>>>>
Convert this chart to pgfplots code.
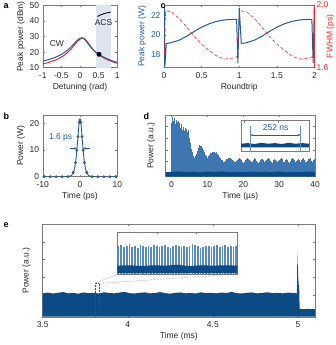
\documentclass[border=0pt]{standalone}
\usepackage{fontspec}
\setmainfont{Liberation Sans}
\usepackage{pgfplots}
\pgfplotsset{compat=1.18}
\usepackage{pgfplotstable}
\usetikzlibrary{arrows.meta}

\definecolor{cblue}{HTML}{1F5C99}
\definecolor{cred}{HTML}{E8262B}
\definecolor{dblue}{HTML}{0C4A86}
\definecolor{lblue}{HTML}{3D76B0}
\definecolor{shade}{HTML}{DCE5F0}
\definecolor{txt}{HTML}{262626}
\definecolor{boxc}{HTML}{7A7A7A}
\definecolor{mk}{HTML}{566575}

\pgfplotsset{
  panel/.style={
    scale only axis, anchor=south west,
    axis line style={boxc, line width=0.4pt},
    tick style={boxc, line width=0.4pt},
    tick align=inside, major tick length=2pt,
    ticklabel style={font=\fontsize{8.5}{10}\selectfont, text=txt},
    xticklabel style={yshift=-1pt},
    label style={font=\fontsize{8.5}{10}\selectfont, text=txt},
    /pgf/number format/assume math mode=true,
  },
  inset/.style={
    panel, axis background/.style={fill=white},
    xmin=0, xmax=1, ymin=0, ymax=1,
    xticklabels={}, yticklabels={}, ytick=\empty,
  },
}

% pulse peak heights, panel d (one pulse every 252 ns)
\pgfplotstableread[row sep=\\]{
p\\
4.3\\4.8\\4.5\\4.7\\4.2\\4.6\\4.4\\4.5\\4.0\\4.3\\
3.9\\4.2\\3.7\\4.0\\3.6\\3.9\\3.8\\3.5\\3.7\\3.4\\
3.0\\2.6\\2.1\\1.8\\1.5\\1.35\\1.5\\1.65\\1.9\\2.1\\
2.2\\2.4\\2.3\\2.35\\2.15\\2.0\\1.85\\1.6\\1.5\\1.35\\
1.3\\1.45\\1.55\\1.7\\1.75\\1.85\\1.8\\1.85\\1.75\\1.8\\
1.7\\1.65\\1.55\\1.4\\1.3\\1.15\\1.1\\1.0\\0.95\\1.05\\
1.1\\1.2\\1.25\\1.35\\1.3\\1.3\\1.2\\1.15\\1.05\\0.95\\
0.9\\0.95\\1.05\\1.1\\1.2\\1.3\\1.2\\1.1\\1.0\\0.9\\
0.95\\1.0\\1.1\\1.2\\1.3\\1.2\\1.15\\1.05\\0.95\\1.0\\
1.1\\1.2\\1.3\\1.2\\1.05\\1.0\\0.9\\1.0\\1.1\\1.2\\
1.25\\1.15\\1.0\\0.95\\1.05\\1.15\\1.25\\1.3\\1.2\\1.05\\
0.95\\0.9\\1.0\\1.1\\1.25\\1.15\\1.05\\0.95\\1.05\\1.15\\
1.25\\1.3\\1.2\\1.05\\0.95\\1.0\\1.15\\1.25\\1.1\\0.95\\
0.9\\1.05\\1.15\\1.25\\1.3\\1.2\\1.1\\0.95\\1.05\\1.15\\
1.25\\1.15\\1.0\\0.95\\1.1\\1.25\\1.3\\1.15\\1.0\\0.95\\
1.05\\1.2\\1.25\\1.3\\1.2\\1.05\\0.95\\1.1\\1.25\\1.2\\
}\pulsesd

% pulse heights, inset of panel e
\pgfplotstableread[row sep=\\]{
p\\
0.66\\0.70\\0.64\\0.68\\0.71\\0.65\\0.67\\0.63\\0.69\\0.66\\0.64\\
0.68\\0.65\\0.70\\0.67\\0.64\\0.66\\0.69\\0.65\\0.63\\0.67\\0.70\\
0.66\\0.64\\0.68\\0.65\\0.67\\0.72\\0.69\\0.66\\0.63\\0.65\\0.68\\
0.66\\0.64\\0.67\\0.69\\0.65\\0.66\\0.70\\0.64\\0.67\\0.65\\0.68\\
}\pulsese

\begin{document}
\begin{tikzpicture}[font=\fontsize{8.5}{10}\selectfont]
\useasboundingbox (0,0) rectangle (335pt,345pt);

% ---------------- a
\begin{axis}[panel, at={(42.7pt,277.3pt)}, width=74.6pt, height=62.4pt,
  xmin=-1, xmax=1, ymin=10, ymax=50,
  xtick={-1,-0.5,0,0.5,1}, ytick={10,20,30,40,50},
  xlabel={Detuning (rad)}, ylabel={Peak power (dBm)},
  xlabel style={yshift=2pt}, ylabel style={yshift=-2pt}]
\addplot[fill=shade, draw=none] coordinates {(0.43,10)(0.43,50)(0.82,50)(0.82,10)};
\addplot[cred, line width=1pt, smooth] coordinates {
 (-1,12.4)(-0.9,13)(-0.8,13.7)(-0.7,14.5)(-0.6,15.5)(-0.5,16.8)(-0.4,18.4)
 (-0.3,20.4)(-0.2,23)(-0.1,26)(0,28.3)(0.07,29)(0.12,28.6)(0.17,27.5)(0.22,25.9)
 (0.3,23.2)(0.4,20.4)(0.5,18.4)(0.6,16.8)(0.7,15.5)(0.8,14.5)(0.9,13.6)(1,12.8)};
\addplot[cblue, line width=1pt, smooth] coordinates {
 (-1,14.2)(-0.9,14.8)(-0.8,15.5)(-0.7,16.3)(-0.6,17.3)(-0.5,18.5)(-0.4,20)
 (-0.3,21.9)(-0.2,24.3)(-0.1,27)(0,28.9)(0.05,29.2)(0.1,28.7)(0.15,27.5)(0.2,25.9)
 (0.3,22.8)(0.4,20.4)(0.5,18.7)(0.6,17.2)(0.7,16)(0.8,15)(0.9,14.1)(1,13.4)};
\addplot[black, line width=0.9pt, smooth] coordinates {
 (0.47,42.8)(0.55,43.8)(0.65,44.7)(0.75,45.3)(0.82,45.6)};
\addplot[only marks, mark=*, mark size=2.2pt, black] coordinates {(0.51,18.6)};
\node[text=txt] at (axis cs:-0.62,25.6) {CW};
\node[text=txt] at (axis cs:0.63,38.8) {ACS};
\end{axis}

% ---------------- c (left: peak power)
\begin{axis}[panel, at={(164pt,277.3pt)}, width=150.5pt, height=62.7pt,
  axis y line*=left,
  xmin=0, xmax=2, ymin=16.6, ymax=23.1,
  xtick={0,0.5,1,1.5,2}, ytick={18,20,22},
  y axis line style={cblue}, ytick style={cblue},
  yticklabel style={text=cblue}, ylabel style={text=cblue, yshift=-2pt},
  xlabel style={yshift=2pt},
  xlabel={Roundtrip}, ylabel={Peak power (W)}]
\addplot[cblue, line width=1pt] coordinates {
 (0.004,22.7)(0.012,16.8)(0.03,19.1)(0.1,19.2)(0.2,19.45)(0.3,19.85)(0.4,20.35)
 (0.5,20.8)(0.6,21.15)(0.7,21.4)(0.8,21.55)(0.9,21.6)(0.965,21.6)(0.982,17.1)
 (1.0,22.8)(1.027,19.1)(1.1,19.2)(1.2,19.45)(1.3,19.85)(1.4,20.35)(1.5,20.8)
 (1.6,21.15)(1.7,21.4)(1.8,21.55)(1.9,21.6)(1.965,21.6)(1.982,17.1)(1.997,22.8)};
\end{axis}
% ---------------- c (right: FWHM)
\begin{axis}[panel, at={(164pt,277.3pt)}, width=150.5pt, height=62.7pt,
  axis y line*=right, axis x line=none,
  xmin=0, xmax=2, ymin=1.6, ymax=2.0,
  ytick={1.6,2.0},
  yticklabel style={text=cred, xshift=-1.5pt, /pgf/number format/.cd, fixed, fixed zerofill, precision=1},
  y axis line style={cred}, ytick style={cred},
  ylabel style={text=cred, at={(axis description cs:1.105,0.5)}, anchor=center},
  ylabel={FWHM (ps)}]
\addplot[cred, line width=0.6pt, dash pattern=on 3.5pt off 2pt] coordinates {
 (0.006,1.69)(0.02,1.965)(0.1,1.955)(0.2,1.915)(0.3,1.86)(0.4,1.80)(0.5,1.75)
 (0.6,1.71)(0.7,1.675)(0.8,1.655)(0.9,1.66)(0.97,1.67)(0.99,1.78)(1.005,1.965)
 (1.1,1.955)(1.2,1.915)(1.3,1.86)(1.4,1.80)(1.5,1.75)(1.6,1.71)(1.7,1.675)
 (1.8,1.655)(1.9,1.66)(1.97,1.67)(1.995,1.66)};
\end{axis}

% ---------------- b
\begin{axis}[panel, at={(42.7pt,168.3pt)}, width=74.6pt, height=61.7pt,
  xmin=-10, xmax=10, ymin=0, ymax=23.1, clip=false,
  xtick={-10,0,10}, ytick={0,10,20},
  xlabel={Time (ps)}, ylabel={Power (W)},
  xlabel style={yshift=2pt}, ylabel style={yshift=-2pt}]
\addplot[cblue, line width=0.9pt, smooth] coordinates {
 (-10,0)(-4,0)(-3,0.05)(-2.6,0.27)(-2.2,0.66)(-2,1.0)(-1.8,1.6)(-1.6,2.4)(-1.4,3.6)
 (-1.2,5.3)(-1,7.6)(-0.8,10.7)(-0.6,14.1)(-0.4,17.7)(-0.2,20.3)(0,21.3)
 (0.2,20.3)(0.4,17.7)(0.6,14.1)(0.8,10.7)(1,7.6)(1.2,5.3)(1.4,3.6)(1.6,2.4)
 (1.8,1.6)(2,1.0)(2.2,0.66)(2.6,0.27)(3,0.05)(4,0)(10,0)};
\addplot[only marks, mark=*, mark size=1.3pt, mark options={fill=mk, draw=mk!70!black, line width=0.3pt}]
 coordinates {(-9.6,0)(-8,0)(-6.4,0)(-4.8,0)(-3.2,0.03)(-1.8,1.6)(-1.2,5.3)(-0.85,9.9)
 (-0.55,15.0)(-0.2,20.3)(0,21.3)(0.2,20.3)(0.55,15.0)(0.85,9.9)(1.2,5.3)(1.8,1.6)
 (3.2,0.03)(4.8,0)(6.4,0)(8,0)(9.6,0)};
\addplot[cblue, line width=0.6pt, -{Stealth[length=2.5pt,width=2.5pt]}] coordinates {(-2.6,10.6)(-0.85,10.6)};
\addplot[cblue, line width=0.6pt, -{Stealth[length=2.5pt,width=2.5pt]}] coordinates {(2.6,10.6)(0.85,10.6)};
\node[text=cblue] at (axis cs:-5.2,14.6) {1.6 ps};
\end{axis}

% ---------------- d
\begin{axis}[panel, at={(165.5pt,168.3pt)}, width=149.5pt, height=61.7pt,
  xmin=-1.7, xmax=40, ymin=-0.29, ymax=5,
  xtick={0,10,20,30,40}, ytick={1,2,3,4}, yticklabels={},
  xlabel={Time (µs)}, ylabel={Power (a.u.)},
  xlabel style={yshift=2pt}, ylabel style={yshift=0pt}]
\addplot[ycomb, lblue, line width=0.55pt, mark=none] table[x expr=\coordindex*0.252, y=p] {\pulsesd};
\addplot[fill=dblue, draw=none] coordinates {
 (-1.7,-0.29)(-1.7,0.1)(0,0.12)(2,0.16)(4,0.1)(6,0.14)(8,0.09)(10,0.15)(12,0.11)
 (14,0.16)(16,0.1)(18,0.13)(20,0.09)(22,0.15)(24,0.11)(26,0.14)(28,0.1)(30,0.16)
 (32,0.1)(34,0.13)(36,0.09)(38,0.15)(40,0.12)(40,-0.29)};
\end{axis}
% inset of d
\begin{axis}[inset, at={(241pt,194pt)}, width=68pt, height=30.3pt,
  xtick={0.05,0.55}, xtick pos=upper]
\addplot[fill=dblue, draw=none] coordinates {
 (0,0.12)(0,0.24)(0.1,0.26)(0.2,0.23)(0.3,0.27)(0.4,0.24)(0.5,0.26)(0.6,0.23)
 (0.7,0.27)(0.8,0.24)(0.9,0.26)(1,0.24)(1,0.12)};
\addplot[ycomb, lblue!80, line width=0.8pt, mark=none] coordinates {(0.14,0.82)(0.87,0.82)};
\addplot[cblue, line width=0.5pt, {Stealth[length=2.2pt,width=2.2pt]}-{Stealth[length=2.2pt,width=2.2pt]}]
 coordinates {(0.14,0.53)(0.87,0.53)};
\node[text=cblue] at (axis cs:0.51,0.76) {252 ns};
\end{axis}

% ---------------- e
\begin{axis}[panel, at={(42.7pt,28.3pt)}, width=272.3pt, height=92.4pt,
  xmin=3.5, xmax=5.1, ymin=-0.22, ymax=5,
  xtick={3.5,4,4.5,5}, ytick={1,2,3,4}, yticklabels={},
  xlabel={Time (ms)}, ylabel={Power (a.u.)},
  xlabel style={yshift=2pt}, ylabel style={yshift=2pt}]
\addplot[fill=dblue, draw=none] coordinates {
 (3.5,-0.22)(3.5,1.10)(3.53,1.14)(3.56,1.09)(3.59,1.13)(3.62,1.17)(3.65,1.10)
 (3.68,1.12)(3.71,1.08)(3.74,1.15)(3.77,1.11)(3.80,1.13)(3.83,1.09)(3.86,1.16)
 (3.89,1.12)(3.92,1.10)(3.95,1.14)(3.98,1.18)(4.01,1.11)(4.04,1.09)(4.07,1.13)
 (4.10,1.15)(4.13,1.10)(4.16,1.12)(4.19,1.17)(4.22,1.11)(4.25,1.08)(4.28,1.13)
 (4.31,1.15)(4.34,1.10)(4.37,1.12)(4.40,1.09)(4.43,1.16)(4.46,1.11)(4.49,1.13)
 (4.52,1.10)(4.55,1.14)(4.58,1.12)(4.61,1.18)(4.64,1.11)(4.67,1.09)(4.70,1.13)
 (4.73,1.15)(4.76,1.10)(4.79,1.12)(4.82,1.16)(4.85,1.11)(4.88,1.13)(4.91,1.10)
 (4.94,1.14)(4.97,1.12)(4.994,1.10)(4.9965,3.45)(4.999,2.6)(5.002,1.9)(5.005,1.5)
 (5.008,1.2)(5.0095,0.22)(5.03,0.2)(5.06,0.22)(5.1,0.2)(5.1,-0.22)};
\addplot[black!70, densely dotted, line width=0.5pt] coordinates {
 (3.807,-0.22)(3.807,1.66)(3.83,1.66)(3.83,-0.22)};
\addplot[black!50, densely dotted, line width=0.5pt] coordinates {(3.807,1.66)(3.938,2.19)};
\addplot[black!50, densely dotted, line width=0.5pt] coordinates {(3.83,1.66)(4.642,2.19)};
\end{axis}
% inset of e
\begin{axis}[inset, at={(117.3pt,71pt)}, width=120pt, height=41.7pt,
  xtick={0.33,0.66}, xtick pos=upper]
\addplot[ycomb, lblue!85, line width=1.7pt, mark=none] table[x expr=\coordindex*0.0228+0.01, y=p] {\pulsese};
\addplot[fill=dblue, draw=none] coordinates {
 (0,0.02)(0,0.2)(0.1,0.21)(0.2,0.19)(0.3,0.21)(0.4,0.2)(0.5,0.22)(0.6,0.19)
 (0.7,0.21)(0.8,0.2)(0.9,0.21)(1,0.2)(1,0.02)};
\end{axis}

% panel letters
\node[font=\bfseries\fontsize{9}{9}\selectfont, anchor=north west] at (0pt,345pt) {a};
\node[font=\bfseries\fontsize{9}{9}\selectfont, anchor=north west] at (157pt,345pt) {c};
\node[font=\bfseries\fontsize{9}{9}\selectfont, anchor=north west] at (0pt,236pt) {b};
\node[font=\bfseries\fontsize{9}{9}\selectfont, anchor=north west] at (140pt,236pt) {d};
\node[font=\bfseries\fontsize{9}{9}\selectfont, anchor=north west] at (0pt,126pt) {e};
\end{tikzpicture}
\end{document}
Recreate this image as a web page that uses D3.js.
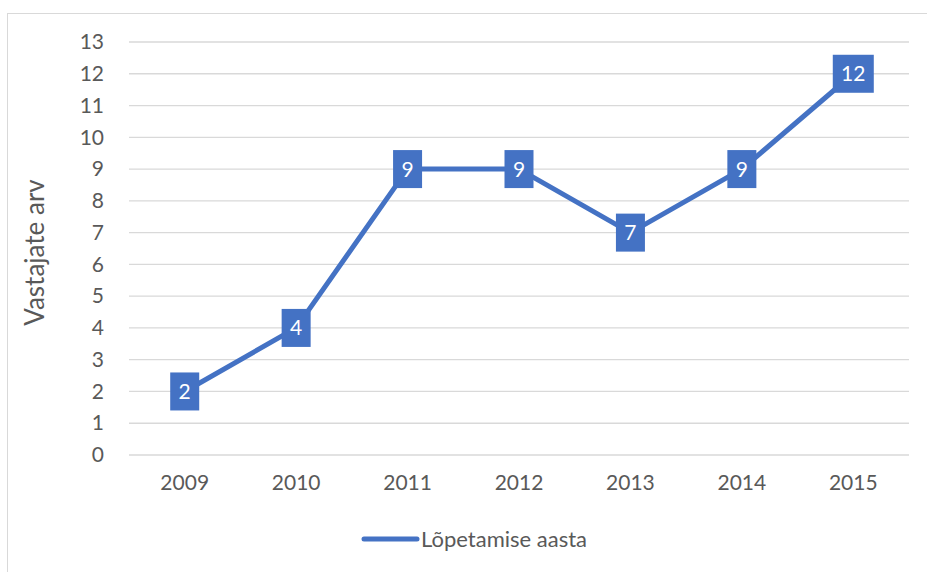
<!DOCTYPE html>
<html>
<head>
<meta charset="utf-8">
<script src="https://cdn.jsdelivr.net/npm/d3@7"></script>
<style>
  body { margin: 0; background: #fff; }
  text { font-family: Lato, "Open Sans", sans-serif; fill: #595959; }
</style>
</head>
<body>
<div id="chart"></div>
<script>
// data
var years = ["2009", "2010", "2011", "2012", "2013", "2014", "2015"];
var counts = [2, 4, 9, 9, 7, 9, 12];
var yTicks = [0, 1, 2, 3, 4, 5, 6, 7, 8, 9, 10, 11, 12, 13];
var seriesName = "Lõpetamise aasta";
var yTitle = "Vastajate arv";

var svgWidth = 927;
var svgHeight = 572;
var margin = { top: 42, right: 18, bottom: 117, left: 129 };
var width = svgWidth - margin.left - margin.right;
var height = svgHeight - margin.top - margin.bottom;
var blue = "#4472C4";

var svg = d3.select("#chart")
  .append("svg")
  .attr("width", svgWidth)
  .attr("height", svgHeight);

// chart border
svg.append("rect")
  .attr("x", 7.5).attr("y", 13.5)
  .attr("width", 940).attr("height", 600)
  .attr("fill", "none")
  .attr("stroke", "#d9d9d9")
  .attr("stroke-width", 1);

var chartGroup = svg.append("g")
  .attr("transform", `translate(${margin.left}, ${margin.top})`);

var xScale = d3.scaleBand().domain(years).range([0, width]);
var yScale = d3.scaleLinear().domain([0, 13]).range([height, 0]);

// gridlines
chartGroup.selectAll(".grid")
  .data(yTicks)
  .enter()
  .append("line")
  .attr("x1", 0).attr("x2", width)
  .attr("y1", d => yScale(d)).attr("y2", d => yScale(d))
  .attr("stroke", "#d9d9d9")
  .attr("stroke-width", 1.3);

// y axis
var leftAxis = d3.axisLeft(yScale).tickValues(yTicks).tickSize(0).tickPadding(25);
var gy = chartGroup.append("g").call(leftAxis);
gy.select(".domain").remove();
gy.selectAll("text").attr("font-size", 21).style("font-family", "Lato, sans-serif");

// x axis
var bottomAxis = d3.axisBottom(xScale).tickSize(0).tickPadding(20);
var gx = chartGroup.append("g")
  .attr("transform", `translate(0, ${height})`)
  .call(bottomAxis);
gx.select(".domain").remove();
gx.selectAll("text").attr("font-size", 21).style("font-family", "Lato, sans-serif");

// line
var line = d3.line()
  .x((d, i) => xScale(years[i]) + xScale.bandwidth() / 2)
  .y(d => yScale(d));

chartGroup.append("path")
  .datum(counts)
  .attr("d", line)
  .attr("fill", "none")
  .attr("stroke", blue)
  .attr("stroke-width", 5)
  .attr("stroke-linejoin", "round");

// data labels
var labels = chartGroup.selectAll(".lbl")
  .data(counts)
  .enter()
  .append("g")
  .attr("transform", (d, i) => `translate(${xScale(years[i]) + xScale.bandwidth() / 2}, ${yScale(d)})`);

labels.append("rect")
  .attr("x", d => d >= 10 ? -20.5 : -14.5)
  .attr("y", -19)
  .attr("width", d => d >= 10 ? 41 : 29)
  .attr("height", 38)
  .attr("fill", blue);

labels.append("text")
  .attr("text-anchor", "middle")
  .attr("dy", "0.36em")
  .attr("font-size", 21)
  .style("fill", "#fff")
  .text(d => d);

// y axis title
svg.append("text")
  .attr("transform", "rotate(-90)")
  .attr("x", -(margin.top + height / 2) - 4)
  .attr("y", 44)
  .attr("text-anchor", "middle")
  .attr("font-size", 26)
  .text(yTitle);

// legend
svg.append("line")
  .attr("x1", 364).attr("x2", 417)
  .attr("y1", 539).attr("y2", 539)
  .attr("stroke", blue)
  .attr("stroke-width", 5)
  .attr("stroke-linecap", "round");

svg.append("text")
  .attr("x", 421)
  .attr("y", 539)
  .attr("dy", "0.35em")
  .attr("font-size", 22)
  .text(seriesName);
</script>
</body>
</html>
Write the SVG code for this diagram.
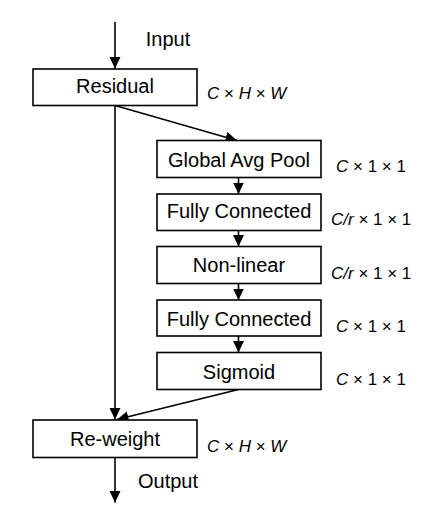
<svg xmlns="http://www.w3.org/2000/svg" width="425" height="518" viewBox="0 0 425 518">
<defs>
<marker id="ah" markerUnits="userSpaceOnUse" markerWidth="13" markerHeight="12" refX="11.5" refY="5.5" orient="auto">
<path d="M0,0 L11.5,5.5 L0,11 z" fill="#000"/>
</marker>
<style>
.box{fill:#fff;stroke:#000;stroke-width:1.6}
.t{font-family:"Liberation Sans",Arial,sans-serif;font-size:20px;text-anchor:middle;fill:#000}
.d{font-family:"Liberation Sans",Arial,sans-serif;font-size:17px;fill:#000}
.i{font-style:italic}
.c{fill:none;stroke:#000;stroke-width:1.6;marker-end:url(#ah)}
</style>
</defs>
<rect width="425" height="518" fill="#fff"/>
<g id="connectors">
<line class="c" x1="115" y1="22" x2="115" y2="68.5"/>
<line class="c" x1="115" y1="105.5" x2="237" y2="140.5"/>
<line class="c" x1="115" y1="105.5" x2="115" y2="419.5"/>
<line class="c" x1="238.5" y1="177.5" x2="238.5" y2="194"/>
<line class="c" x1="238.5" y1="230.5" x2="238.5" y2="246.5"/>
<line class="c" x1="238.5" y1="283.5" x2="238.5" y2="300"/>
<line class="c" x1="238.5" y1="336" x2="238.5" y2="352.5"/>
<line class="c" x1="238.5" y1="389.5" x2="117" y2="419.5"/>
<line class="c" x1="115" y1="457.5" x2="115" y2="502.5"/>
</g>
<g id="input"><text class="t" x="168" y="45.5">Input</text></g>
<g id="residual">
<rect class="box" x="33" y="69" width="164" height="36.5"/>
<text class="t" x="115" y="93">Residual</text>
<text class="d" x="207" y="99"><tspan class="i">C</tspan> × <tspan class="i">H</tspan> × <tspan class="i">W</tspan></text>
</g>
<g id="gap">
<rect class="box" x="157" y="140.5" width="164" height="37"/>
<text class="t" x="239" y="166.5">Global Avg Pool</text>
<text class="d" x="336" y="172">
<tspan class="i">C</tspan> × 1 × 1</text>
</g>
<g id="fc1">
<rect class="box" x="157" y="194" width="164" height="36.5"/>
<text class="t" x="239" y="218">Fully Connected</text>
<text class="d" x="331" y="224.5"><tspan class="i">C/r</tspan> × 1 × 1</text>
</g>
<g id="nonlinear">
<rect class="box" x="157" y="246.5" width="164" height="37"/>
<text class="t" x="239" y="272">Non-linear</text>
<text class="d" x="331" y="278.5"><tspan class="i">C/r</tspan> × 1 × 1</text>
</g>
<g id="fc2">
<rect class="box" x="157" y="300" width="164" height="36"/>
<text class="t" x="239" y="325.5">Fully Connected</text>
<text class="d" x="336" y="331.5"><tspan class="i">C</tspan> × 1 × 1</text>
</g>
<g id="sigmoid">
<rect class="box" x="157" y="352.5" width="164" height="37"/>
<text class="t" x="239" y="378.5">Sigmoid</text>
<text class="d" x="336" y="384.5"><tspan class="i">C</tspan> × 1 × 1</text>
</g>
<g id="reweight">
<rect class="box" x="33" y="420" width="164" height="37.5"/>
<text class="t" x="115" y="446">Re-weight</text>
<text class="d" x="207" y="452"><tspan class="i">C</tspan> × <tspan class="i">H</tspan> × <tspan class="i">W</tspan></text>
</g>
<g id="output"><text class="t" x="168" y="488">Output</text></g>
</svg>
<<<<
Gather each line in the entries above where the string "this" is found.

Convert this chart to pgfplots code.
Recreate this image as a web page that uses D3.js.
Write the SVG code for this diagram.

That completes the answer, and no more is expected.